La santé en librairie
Ce n'est pas d'aujourd'hui qu' « il existe une importante demande d'ouvrages de réflexion » sur la mort. En témoigne notamment la revue publiée sous l'égide de la Société française de thanatologie, « Etudes sur la mort », qui publie chaque année deux numéros dédiés à un aspect ou à un autre de ce phénomène partagé par tous les humains, mais jamais banal.
C'est sous la direction rédactionnelle de Marie-Frédérique Bacqué, par ailleurs auteur de plusieurs ouvrages sur le deuil destinés au grand public, qu'anthropologues, psychologues, psychanalystes, médecins, historiens, juristes de renom apportent leurs connaissances et leurs expériences, par exemple pour l'année 2001 sur les deuils d'enfants et sur la question toujours actuelle de l'euthanasie.
C'est d'un tout autre esprit qu'est né le livre de François de Closets sur ce dernier sujet. Le titre à lui seul dit bien la prise de parti franche et massive de l'auteur : en effet, il ne fait pas de doute pour lui que « la dernière liberté » à conquérir dans notre monde occidental, après celle de l'avortement, est celle du choix de sa mort par chaque individu. Et le journaliste se fait militant avec le talent et la force de conviction qu'on lui connaît depuis longtemps, pour démontrer à quel point il est urgent de rattraper le retard pris sur l'indispensable légalisation d'une euthanasie bien comprise.

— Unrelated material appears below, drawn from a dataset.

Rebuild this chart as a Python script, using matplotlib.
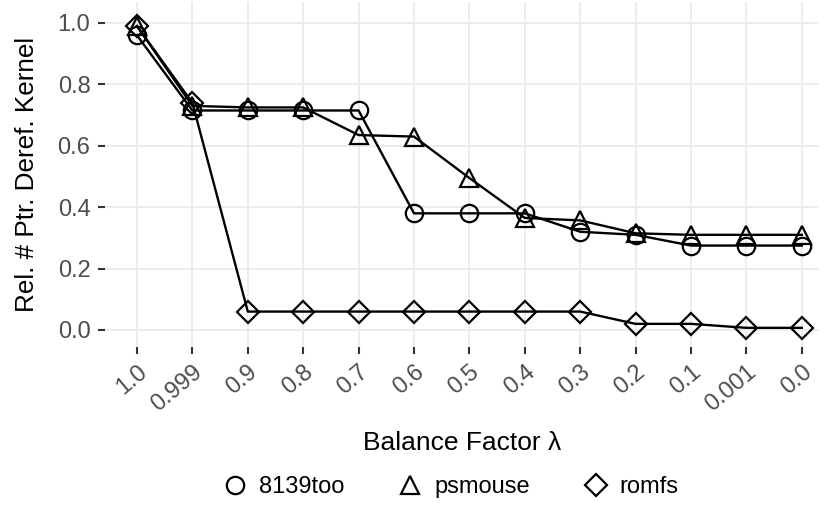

L'auteur ne manque pas d'arguments frappants : l'incohérence des tribunaux appelés à juger de faits d'euthanasie ; les témoignages d'infirmières montrant la banalité, tout autant que l'ambiguïté des actes d'euthanasie à l'hôpital, dans « l'arbitraire » de la « clandestinité » ; la médicalisation progressive, mais de plus en plus inéluctable, de la mort, contrastant avec les réticences de la médecine française vis-à-vis des traitements de la douleur et la fréquence des morts dans la souffrance ; la volonté des Français - presque pleine et entière, puisqu'elle s'évalue à 75 % en 1997 -, de voir aboutir la dépénalisation.
Est-il utile de préciser que les arguments de ceux qui ne partagent pas sa hâte à légiférer ne sont retenus que pour être mieux balayés ; les risques de dérives invoqués par ces derniers ne sont selon le journaliste que prétextes à diabolisation abusive, le syndrome du bien-portant prêt à demander une mort assistée en cas d'atteinte grave n'est que mauvais masque de la volonté médicale de décider ce qui est bon pour un malade.

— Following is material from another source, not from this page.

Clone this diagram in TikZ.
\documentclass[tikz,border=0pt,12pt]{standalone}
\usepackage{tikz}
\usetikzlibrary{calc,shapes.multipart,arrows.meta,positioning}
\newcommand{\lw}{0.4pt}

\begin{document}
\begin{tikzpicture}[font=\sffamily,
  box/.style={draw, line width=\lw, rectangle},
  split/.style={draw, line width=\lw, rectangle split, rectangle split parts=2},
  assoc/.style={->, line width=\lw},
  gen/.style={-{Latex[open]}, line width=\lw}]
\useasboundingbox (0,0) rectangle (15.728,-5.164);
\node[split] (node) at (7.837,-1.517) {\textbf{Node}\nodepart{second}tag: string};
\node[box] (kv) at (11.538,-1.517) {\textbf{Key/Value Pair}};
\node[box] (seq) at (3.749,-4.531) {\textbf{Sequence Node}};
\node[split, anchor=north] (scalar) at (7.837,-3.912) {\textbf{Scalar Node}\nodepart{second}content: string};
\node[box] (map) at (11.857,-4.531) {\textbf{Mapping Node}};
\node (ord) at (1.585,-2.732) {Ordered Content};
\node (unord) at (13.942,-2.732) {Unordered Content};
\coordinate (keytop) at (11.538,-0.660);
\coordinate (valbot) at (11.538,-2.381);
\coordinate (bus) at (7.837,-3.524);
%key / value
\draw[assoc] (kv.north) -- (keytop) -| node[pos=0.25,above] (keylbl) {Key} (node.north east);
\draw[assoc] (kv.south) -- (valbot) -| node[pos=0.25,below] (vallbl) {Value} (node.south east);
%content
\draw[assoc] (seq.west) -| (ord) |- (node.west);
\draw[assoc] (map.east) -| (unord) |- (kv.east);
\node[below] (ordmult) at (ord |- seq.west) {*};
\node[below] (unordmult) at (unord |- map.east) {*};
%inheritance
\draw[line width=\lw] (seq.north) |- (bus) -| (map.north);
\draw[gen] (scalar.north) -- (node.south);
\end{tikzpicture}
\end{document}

Les médecins en accusation
Le livre tourne au manifeste, par exemple quand l'auteur dénonce « l'une des plus scandaleuses injustices de notre société », soit « la mort à deux vitesses », celle des privilégiés, dont la douceur passerait par leur réseau de relations, et celle des autres, soumise à l'arbitraire médical. François de Closets ne saurait trop fustiger la « tragique impasse médicale » des années 1970 : « Douleur non soulagée, acharnement thérapeutique, mensonge au malade, négation du mourant et euthanasie clandestine ». Et il s'irrite fort de la tendance persistante des médecins à « s'approprier toute réflexion et toute décision » concernant la mort des autres. Mais il s'en prend aussi avec une certaine énergie à ces Français qui font « preuve d'une telle passivité » vis-à-vis d' « un droit que nous laissons en déshérence ».

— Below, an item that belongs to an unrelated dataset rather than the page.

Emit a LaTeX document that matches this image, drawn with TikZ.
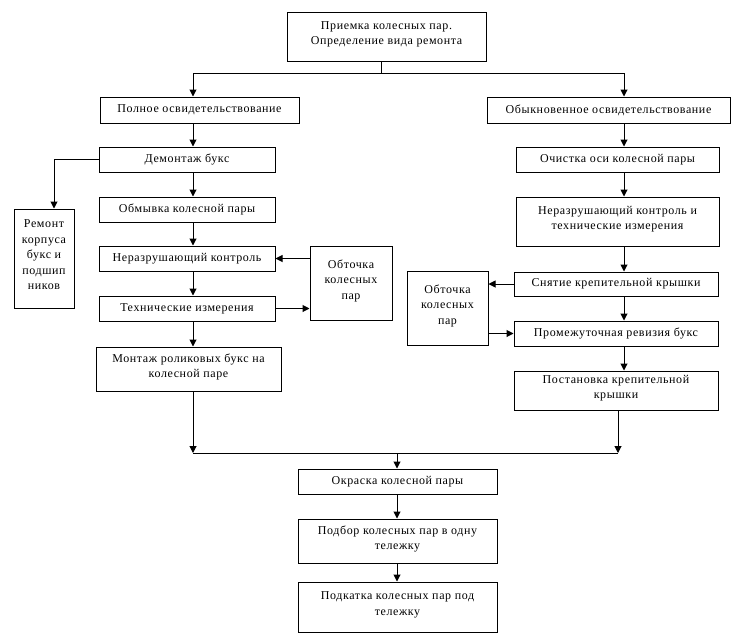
\documentclass[tikz,border=0pt]{standalone}
\usepackage{fontspec}
\setmainfont{Liberation Serif}[LetterSpace=5]
\usetikzlibrary{arrows.meta}
\begin{document}
\begin{tikzpicture}[x=1pt,y=-1pt,
  box/.style={draw,line width=1pt,inner sep=0pt,align=center,font=\fontsize{12}{15.5}\selectfont},
  up/.style={text depth=7pt},
  arr/.style={line width=1pt,-{Triangle[length=7pt,width=7pt]}},
  ln/.style={line width=1pt}]
\useasboundingbox (0,0) rectangle (733,640);
\fill[white] (0,0) rectangle (733,640);
% nodes
\node[box,up,minimum width=199pt,minimum height=49pt] (top) at (386.5,36.5) {Приемка колесных пар.\\Определение вида ремонта};
\node[box,minimum width=199pt,minimum height=26pt] (poln) at (199.5,110) {Полное освидетельствование};
\node[box,minimum width=176pt,minimum height=25pt] (dem) at (187,159.5) {Демонтаж букс};
\node[box,minimum width=176pt,minimum height=25pt] (obm) at (187,209.5) {Обмывка колесной пары};
\node[box,up,minimum width=60pt,minimum height=99pt] (rem) at (44,258.5) {Ремонт\\корпуса\\букс и\\подшип\\ников};
\node[box,minimum width=176pt,minimum height=25pt] (ner) at (187,258.5) {Неразрушающий контроль};
\node[box,minimum width=176pt,minimum height=25pt] (teh) at (187,308.5) {Технические измерения};
\node[box,up,minimum width=185pt,minimum height=44pt] (mon) at (188.5,369) {Монтаж роликовых букс на\\колесной паре};
\node[box,up,minimum width=82pt,minimum height=74pt] (obtL) at (351,283) {Обточка\\колесных\\пар};
\node[box,minimum width=243pt,minimum height=26pt] (obyk) at (608.5,110) {Обыкновенное освидетельствование};
\node[box,minimum width=203pt,minimum height=25pt] (och) at (617.5,159.5) {Очистка оси колесной пары};
\node[box,up,minimum width=203pt,minimum height=49pt] (nerR) at (617.5,221.5) {Неразрушающий контроль и\\технические измерения};
\node[box,minimum width=204pt,minimum height=24pt] (snat) at (616,284) {Снятие крепительной крышки};
\node[box,minimum width=204pt,minimum height=25pt] (prom) at (616,333.5) {Промежуточная ревизия букс};
\node[box,up,minimum width=204pt,minimum height=39pt] (post) at (616,390.5) {Постановка крепительной\\крышки};
\node[box,up,minimum width=81pt,minimum height=74pt] (obtR) at (447.5,308) {Обточка\\колесных\\пар};
\node[box,minimum width=199pt,minimum height=25pt] (okr) at (397.5,481.5) {Окраска колесной пары};
\node[box,up,minimum width=199pt,minimum height=44pt] (podb) at (397.5,541) {Подбор колесных пар в одну\\тележку};
\node[box,up,minimum width=199pt,minimum height=50pt] (podk) at (397.5,607) {Подкатка колесных пар под\\тележку};
% helper coordinates
\coordinate (cL) at (193,0);
\coordinate (cR) at (624,0);
\coordinate (cT) at (381,0);
\coordinate (split) at (381,73);
\coordinate (jL) at (193,453);
\coordinate (jR) at (618,453);
\coordinate (jM) at (397,453);
\coordinate (cRem) at (54,0);
% connectors
\draw[ln] (top.south -| cT) -- (split);
\draw[arr] (split) -| (poln.north -| cL);
\draw[arr] (split) -| (obyk.north -| cR);
\draw[arr] (poln.south -| cL) -- (dem.north -| cL);
\draw[arr] (dem.south -| cL) -- (obm.north -| cL);
\draw[arr] (obm.south -| cL) -- (ner.north -| cL);
\draw[arr] (ner.south -| cL) -- (teh.north -| cL);
\draw[arr] (teh.south -| cL) -- (mon.north -| cL);
\draw[arr] (dem.west) -| (rem.north -| cRem);
\draw[arr] (obtL.west |- ner.east) -- (ner.east);
\draw[arr] (teh.east) -- (obtL.west |- teh.east);
\draw[arr] (obyk.south -| cR) -- (och.north -| cR);
\draw[arr] (och.south -| cR) -- (nerR.north -| cR);
\draw[arr] (nerR.south -| cR) -- (snat.north -| cR);
\draw[arr] (snat.south -| cR) -- (prom.north -| cR);
\draw[arr] (prom.south -| cR) -- (post.north -| cR);
\draw[arr] (snat.west) -- (obtR.east |- snat.west);
\draw[arr] (obtR.east |- prom.west) -- (prom.west);
\draw[arr] (mon.south -| cL) -- (jL);
\draw[arr] (post.south -| jR) -- (jR);
\draw[ln] (jL) -- (jR);
\draw[arr] (jM) -- (okr.north -| jM);
\draw[arr] (okr.south -| jM) -- (podb.north -| jM);
\draw[arr] (podb.south -| jM) -- (podk.north -| jM);
\end{tikzpicture}
\end{document}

Ils seraient d'autant plus impardonnables aux yeux de l'auteur qu'un modèle de législation existe, le modèle hollandais. Par ailleurs, certains services de réanimation français ont su mettre en place des protocoles d'euthanasie tout à fait défendables et l'étranger nous donne quantité de bons enseignements en matière de « testaments de vie » ou de suicide assisté. Si bien que l'appel au fameux « grand débat national » régulièrement convoqué par des tribuns sur ce sujet comme sur tant d'autres, apparaît ici plutôt comme une clause de style, la cause étant d'avance entendue.
« Etudes sur la mort », n° 119 (192 pages, 21 euros) et n° 120, L'Esprit du Temps (BP 107, 33491 Le Bouscat Cedex), diffusion PUF.
« La dernière liberté », François de Closets, Fayard, 300 pages, 19,80 euros.